Right heart catheterization, also known as Swan-Ganz catheterization or pulmonary artery catheterization, is a medical procedure used to monitor blood pressure and flow within the heart. It is less common than left heart catheterization and is used primarily in patients who have a critical illness or heart abnormality. During the procedure, a cardiologist guides a catheter into the right side of the patient's heart and the pulmonary artery, where it gathers information such as blood pressure.

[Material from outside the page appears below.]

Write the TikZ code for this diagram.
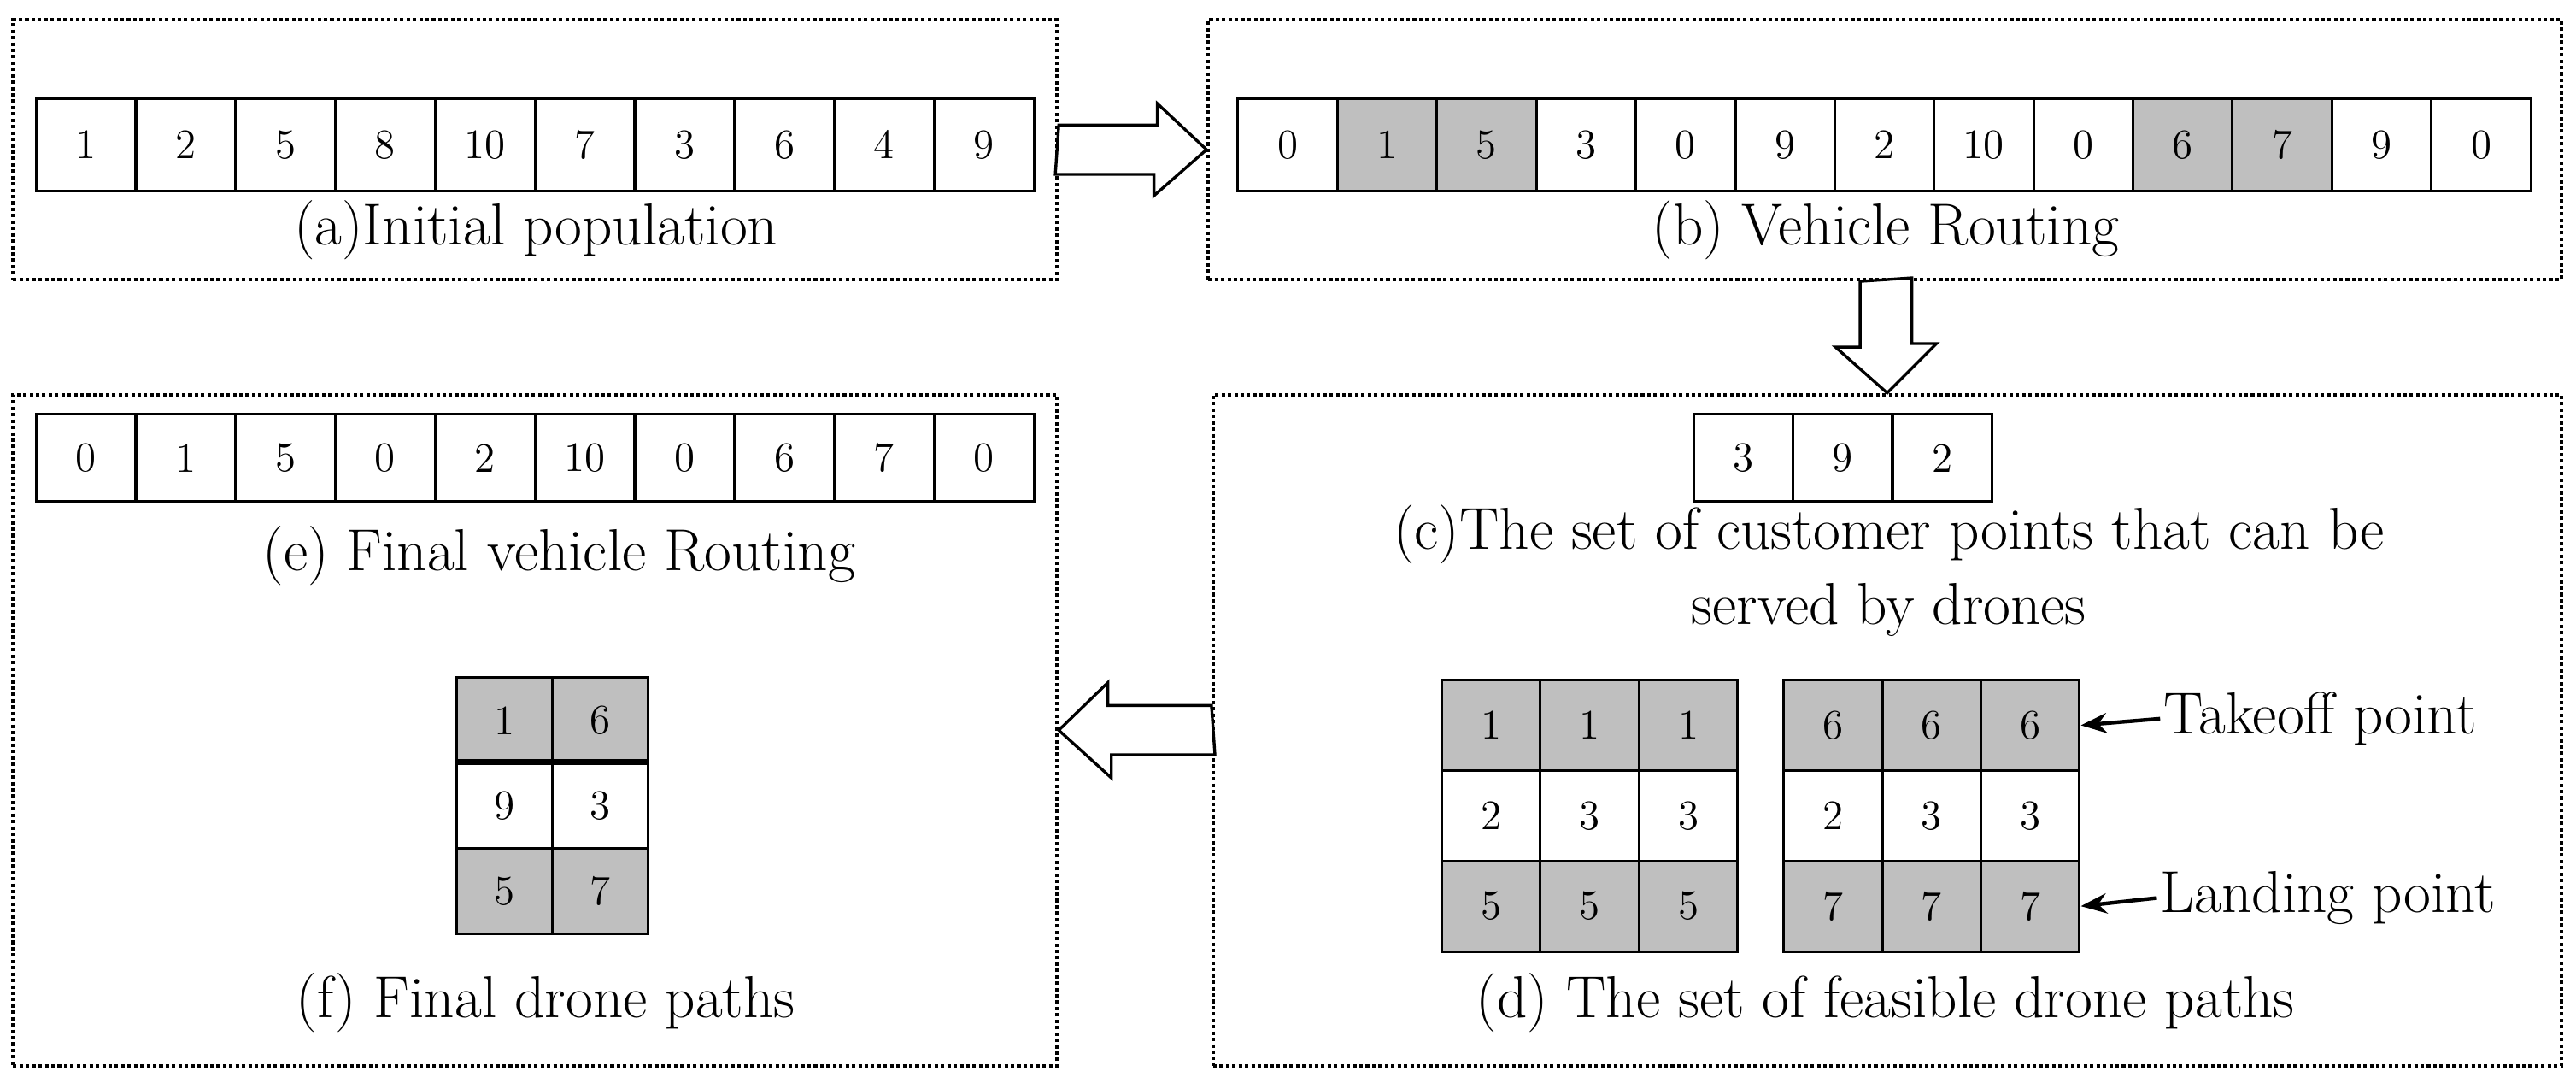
\documentclass[tikz,border=0pt]{standalone}
\usetikzlibrary{arrows.meta}
\begin{document}
\begin{tikzpicture}[x=0.02cm,y=-0.02cm,
  box/.style={draw,densely dotted,line width=1.2pt},
  cell/.style={draw,line width=0.9pt,minimum width=60.6*0.02cm,minimum height=56*0.02cm,inner sep=0pt,font=\fontsize{14.5}{16}\selectfont},
  g/.style={fill=black!25},
  lab/.style={font=\fontsize{20.5}{26}\selectfont,align=center},
  harrow/.style={draw,line width=1pt,fill=white}]
\useasboundingbox (0,0) rectangle (1567,658);
\node[box,minimum width=635*0.02cm,minimum height=158*0.02cm,inner sep=0pt] (A) at (325.5,91) {};
\node[box,minimum width=823*0.02cm,minimum height=158*0.02cm,inner sep=0pt] (B) at (1146.5,91) {};
\node[box,minimum width=820*0.02cm,minimum height=408*0.02cm,inner sep=0pt] (D) at (1148,444) {};
\node[box,minimum width=635*0.02cm,minimum height=408*0.02cm,inner sep=0pt] (E) at (325.5,444) {};
% (a)
\foreach \v [count=\i from 0] in {1,2,5,8,10,7,3,6,4,9}
  \node[cell] (a\i) at (52.3+60.7*\i,88) {\v};
\node[lab] (la) at (326,140) {(a)Initial population};
% (b)
\foreach \v/\s [count=\i from 0] in {0/,1/g,5/g,3/,0/,9/,2/,10/,0/,6/g,7/g,9/,0/}
  \node[cell,\s] (b\i) at (783.3+60.5*\i,88) {\v};
\node[lab] (lb) at (1147,140) {(b) Vehicle Routing};
% (c)
\foreach \v [count=\i from 0] in {3,9,2}
  \node[cell,minimum height=53*0.02cm] (c\i) at (1060.5+60.5*\i,278.5) {\v};
\node[lab] (lc) at (1149,347) {(c)The set of customer points that can be\\served by drones};
% (d)
\foreach \col [count=\j from 0] in {{1,2,5},{1,3,5},{1,3,5},{6,2,7},{6,3,7},{6,3,7}}{
  \foreach \v [count=\r from 0] in \col {
    \pgfmathsetmacro\xx{\j<3 ? 907+60*\j : 1115+60*(\j-3)}
    \ifnum\r=1 \def\st{}\else\def\st{g}\fi
    \node[cell,\st,minimum width=60*0.02cm,minimum height=55*0.02cm] (d\j\r) at (\xx,441+55*\r) {\v};
  }}
\node[lab,anchor=west,inner sep=1pt] (to) at (1314,437) {Takeoff point};
\node[lab,anchor=west,inner sep=1pt] (lp) at (1312,546) {Landing point};
\draw[-{Stealth[length=9pt,width=7pt]},line width=1.3pt] (to.west) -- (d50.east);
\draw[-{Stealth[length=9pt,width=7pt]},line width=1.3pt] (lp.west) -- (d52.east);
\node[lab] (ld) at (1147,610) {(d) The set of feasible drone paths};
% (e)
\foreach \v [count=\i from 0] in {0,1,5,0,2,10,0,6,7,0}
  \node[cell,minimum height=53*0.02cm] (e\i) at (52.3+60.7*\i,278.5) {\v};
\node[lab] (le) at (340,338) {(e) Final vehicle Routing};
% (f)
\foreach \col [count=\j from 0] in {{1,9,5},{6,3,7}}{
  \foreach \v [count=\r from 0] in \col {
    \ifnum\r=1 \def\st{}\else\def\st{g}\fi
    \node[cell,\st,minimum width=58*0.02cm,minimum height=52*0.02cm] (f\j\r) at (307+58*\j,438+52*\r) {\v};
  }}
\draw[line width=2pt] (f01.north west) -- (f11.north east);
\node[lab] (lf) at (332,610) {(f) Final drone paths};
% arrows
\draw[harrow] (A.east) ++(0,-15) -- ++(60,0) -- ++(0,-13) -- (B.west) -- ++(-32,28) -- ++(0,-13) -- ++(-60,0) -- cycle;
\draw[harrow] (B.south) ++(-15,0) -- ++(0,40) -- ++(-15,0) -- (D.north) -- ++(30,-30) -- ++(-15,0) -- ++(0,-40) -- cycle;
\draw[harrow] (D.west) ++(0,-15) -- ++(-63,0) -- ++(0,-14) -- (E.east) -- ++(32,29) -- ++(0,-14) -- ++(63,0) -- cycle;
\end{tikzpicture}
\end{document}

Patients who have any of a variety of conditions can benefit from right heart catheterization. Sometimes this procedure is done in order to evaluate kidney abnormalities that don’t respond to medicine or to monitor patients who have pulmonary edema. Another example is patients who have extremely low blood pressure. If this low blood pressure, or shock, continues in spite of receiving fluids and medicine, this type of cardiac catheterization might be necessary to diagnose the problem.

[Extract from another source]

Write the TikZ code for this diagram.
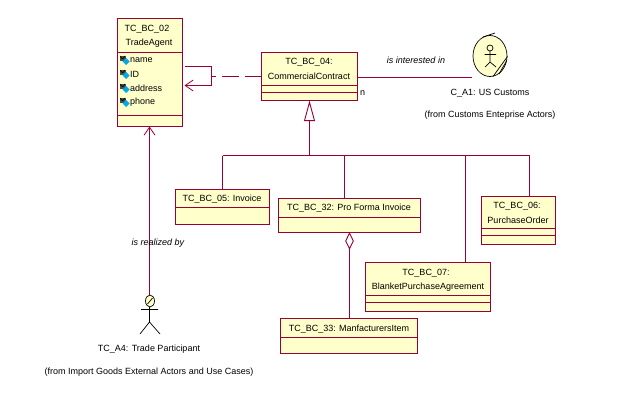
\documentclass[tikz,border=0pt]{standalone}
\usepackage{fontspec}
\setmainfont{Liberation Sans}
\usetikzlibrary{positioning, shapes.geometric, arrows.meta, calc}
\definecolor{umlline}{RGB}{153,0,51}
\definecolor{umlfill}{RGB}{255,255,204}
\definecolor{umlblue}{RGB}{0,170,230}
\tikzset{
    classbox/.style={draw=umlline, fill=umlfill, line width=1pt, anchor=north west, inner sep=0pt, outer sep=0pt},
    umlconn/.style={draw=umlline, line width=0.9pt},
    openarrow/.style={-{Straight Barb[length=8pt, width=11pt, line width=0.8pt]}},
    umltext/.style={font=\fontsize{9}{10}\selectfont, inner sep=0pt, text=black},
    stickman/.style={draw=black, line width=0.7pt}
}
\begin{document}
\begin{tikzpicture}[x=1pt, y=-1pt]
    \useasboundingbox (0,0) rectangle (636,417);

    % class boxes: name/left/top/right/bottom
    \foreach \nm/\xa/\ya/\xb/\yb in {agent/117.5/18.5/182.5/126.5, contract/261.5/52.5/357.5/100.5,
        invoice/175.5/189.5/269.5/224.5, proforma/278.5/198.5/420.5/232.5,
        purchase/481.5/196.5/555.5/244.5, blanket/365.5/262.5/490.5/311.5, mfitem/280.5/318.5/417.5/353.5} {
        \pgfmathsetmacro{\boxw}{\xb-\xa}
        \pgfmathsetmacro{\boxh}{\yb-\ya}
        \node[classbox, minimum width=\boxw pt, minimum height=\boxh pt] (\nm) at (\xa,\ya) {};
    }

    % compartment lines
    \foreach \nm/\y in {agent/52.5, agent/115.5, contract/85.5, contract/92.5, invoice/207.5, proforma/217.5,
        purchase/228.5, purchase/235.5, blanket/295.5, blanket/302.5, mfitem/337.5} {
        \draw[umlconn] (\nm.west |- 0,\y) -- (\nm.east |- 0,\y);
    }

    % class labels
    \node[umltext] (agenta) at (147,29) {TC\_BC\_02};
    \node[umltext] (agentb) at (149,43) {TradeAgent};
    \node[umltext] (contracta) at (309,62) {TC\_BC\_04:};
    \node[umltext] (contractb) at (309,76) {CommercialContract};
    \node[umltext] (invoicea) at (222,199) {TC\_BC\_05: Invoice};
    \node[umltext] (proformaa) at (349,208) {TC\_BC\_32: Pro Forma Invoice};
    \node[umltext] (purchasea) at (517,206) {TC\_BC\_06:};
    \node[umltext] (purchaseb) at (518,220) {PurchaseOrder};
    \node[umltext] (blanketa) at (426,273) {TC\_BC\_07:};
    \node[umltext] (blanketb) at (428,287) {BlanketPurchaseAgreement};
    \node[umltext] (mfitema) at (349,329) {TC\_BC\_33: ManfacturersItem};

    % attributes, each with its lock and blue diamond
    \foreach \nm/\lbl/\y in {attra/name/60, attrb/ID/74, attrc/address/88, attrd/phone/102} {
        \fill[gray!60!black] (119.5,\y-4) rectangle (125.5,\y+1);
        \draw[black, line width=0.7pt] (120.5,\y-4) arc (180:0:2 and 2.5);
        \fill[umlblue] (126,\y-2) -- (129.5,\y+1.5) -- (126,\y+5) -- (122.5,\y+1.5) -- cycle;
        \node[umltext, anchor=west] (\nm) at (130,\y) {\lbl};
    }

    % self loop on the agent and the dashed line from the contract
    \coordinate (loopa) at (211.5,66.5);
    \coordinate (loopb) at (211.5,85.5);
    \coordinate (loopc) at (211.5,76.5);
    \draw[umlconn, openarrow] ($(agent.east |- loopa)+(2,0)$) -- (loopa) -- (loopb) -- ($(agent.east |- loopb)+(2,0)$);
    \draw[umlconn, dash pattern=on 17pt off 6pt] (contract.west |- loopc) -- (loopc);

    % customs actor
    \node[draw=black, fill=umlfill, ellipse, line width=0.7pt, minimum width=34pt, minimum height=41pt, inner sep=0pt] (customs) at (490,56) {};
    \coordinate (assocend) at (472,77.5);
    \draw[umlconn] (contract.east |- assocend) -- (assocend);
    \node[umltext, font=\fontsize{9}{10}\selectfont\itshape] (assoclbl) at (416,60) {is interested in};
    \node[umltext] (multi) at (362.5,93) {n};
    \draw[stickman] (490,48) circle[radius=3];
    \draw[stickman] (490,51) -- (490,62) (484.5,54.5) -- (496,54.5) (485,67) -- (490,62) -- (496,67);
    \draw[stickman] (483,37) -- (495,33);
    \draw[stickman] (493,76.5) -- (507.5,56.5) (499,74) -- (506.5,61);
    \node[umltext] (customsa) at (490,93.5) {C\_A1: US Customs};
    \node[umltext] (customsb) at (490,115) {(from Customs Enteprise Actors)};

    % generalization tree
    \node[draw=umlline, fill=white, isosceles triangle, isosceles triangle stretches, shape border rotate=90, line width=0.9pt, minimum height=18.5pt, minimum width=10pt, inner sep=0pt, anchor=apex] (genhead) at (309.5,101) {};
    \coordinate (genmid) at (309.5,155.5);
    \coordinate (genend) at (529.5,155.5);
    \draw[umlconn] (genhead.south) -- (genmid);
    \draw[umlconn] (invoice |- genmid) -- (genend);
    \foreach \nm/\x in {invoice/222.5, proforma/344.5, blanket/465.5, purchase/529.5} {
        \draw[umlconn] (\x,155.5) -- (\nm.north -| \x,0);
    }

    % aggregation
    \node[draw=umlline, fill=white, diamond, line width=0.9pt, minimum width=8pt, minimum height=16pt, inner sep=0pt, anchor=north] (aggr) at (349.5,232.5) {};
    \draw[umlconn] (aggr.south) -- (mfitem.north -| aggr.south);

    % trade participant actor
    \node[draw=black, fill=umlfill, ellipse, line width=0.7pt, minimum width=9pt, minimum height=12pt, inner sep=0pt] (trader) at (150,301) {};
    \draw[stickman] (147.5,304) -- (152.5,298);
    \draw[stickman] (141,309.5) -- (158,309.5) (149.5,307) -- (149.5,322) (140,334) -- (149.5,322) -- (160,334);
    \draw[umlconn, openarrow] (trader.north -| 149.5,0) -- (agent.south -| 149.5,0);
    \node[umltext, font=\fontsize{9}{10}\selectfont\itshape] (reallbl) at (158,243) {is realized by};
    \node[umltext] (tradera) at (149,349.5) {TC\_A4: Trade Participant};
    \node[umltext] (traderb) at (149,372.5) {(from Import Goods External Actors and Use Cases)};
\end{tikzpicture}
\end{document}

In addition, heart disease or heart abnormalities are often evaluated and even treated by using right heart catheterization. For instance, valvular regurgitation, in which the heart valves do not close properly, can be easily diagnosed with this type of procedure. Right heart catheterization can also help doctors evaluate patients who have fluid around the heart.
Unlike left heart catheterization, right heart catheterization is performed primarily on critically ill patients. During the procedure, the patient’s heart is constantly monitored by an electrocardiogram. Patients receive a mild sedative and a local anesthetic but not general anesthesia.

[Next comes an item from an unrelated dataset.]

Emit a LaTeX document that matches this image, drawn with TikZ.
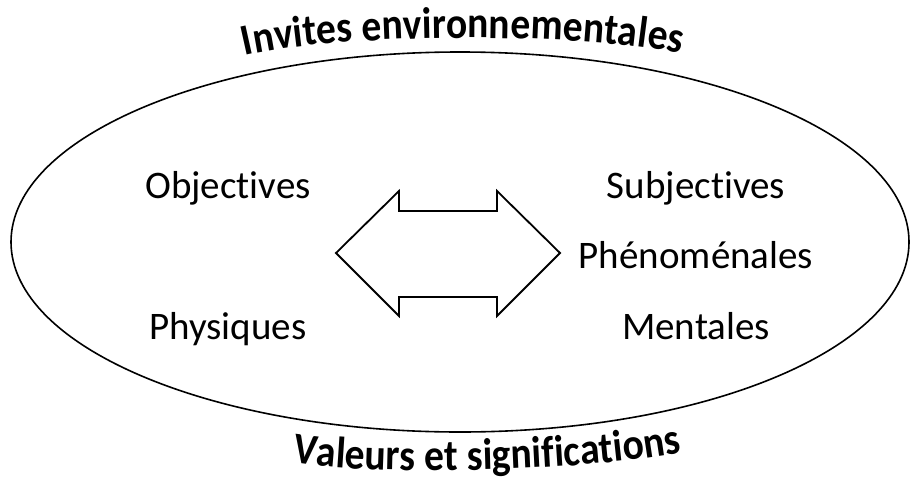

To get the catheter to the pulmonary artery, it must first be inserted in a vein in the neck or groin area. Eventually, the catheter goes into the heart’s right atrium, passes through the tricuspid valve and the pulmonary valves and enters the pulmonary artery. After it is there, the catheter is used to measure both blood pressure and lung pressure.
One major complication of a right heart catheterization is a punctured lung, also called pneumothorax. The catheter is guided through veins very near the lungs, so the catheter might poke through the wall of the vein and puncture a lung. The risk is greater when the cardiologist inserts the catheter through a vein in the neck.
Other risks of right heart catheterization include pain during placement, infection and bleeding. Occasionally, a blood clot forms inside the vein during catheterization, but it usually dissolves when the catheter is removed. In extremely rare occasions, air enters the veins through the catheter, causing a dangerous air embolism. Less than 5 percent of patients experience any serious complications.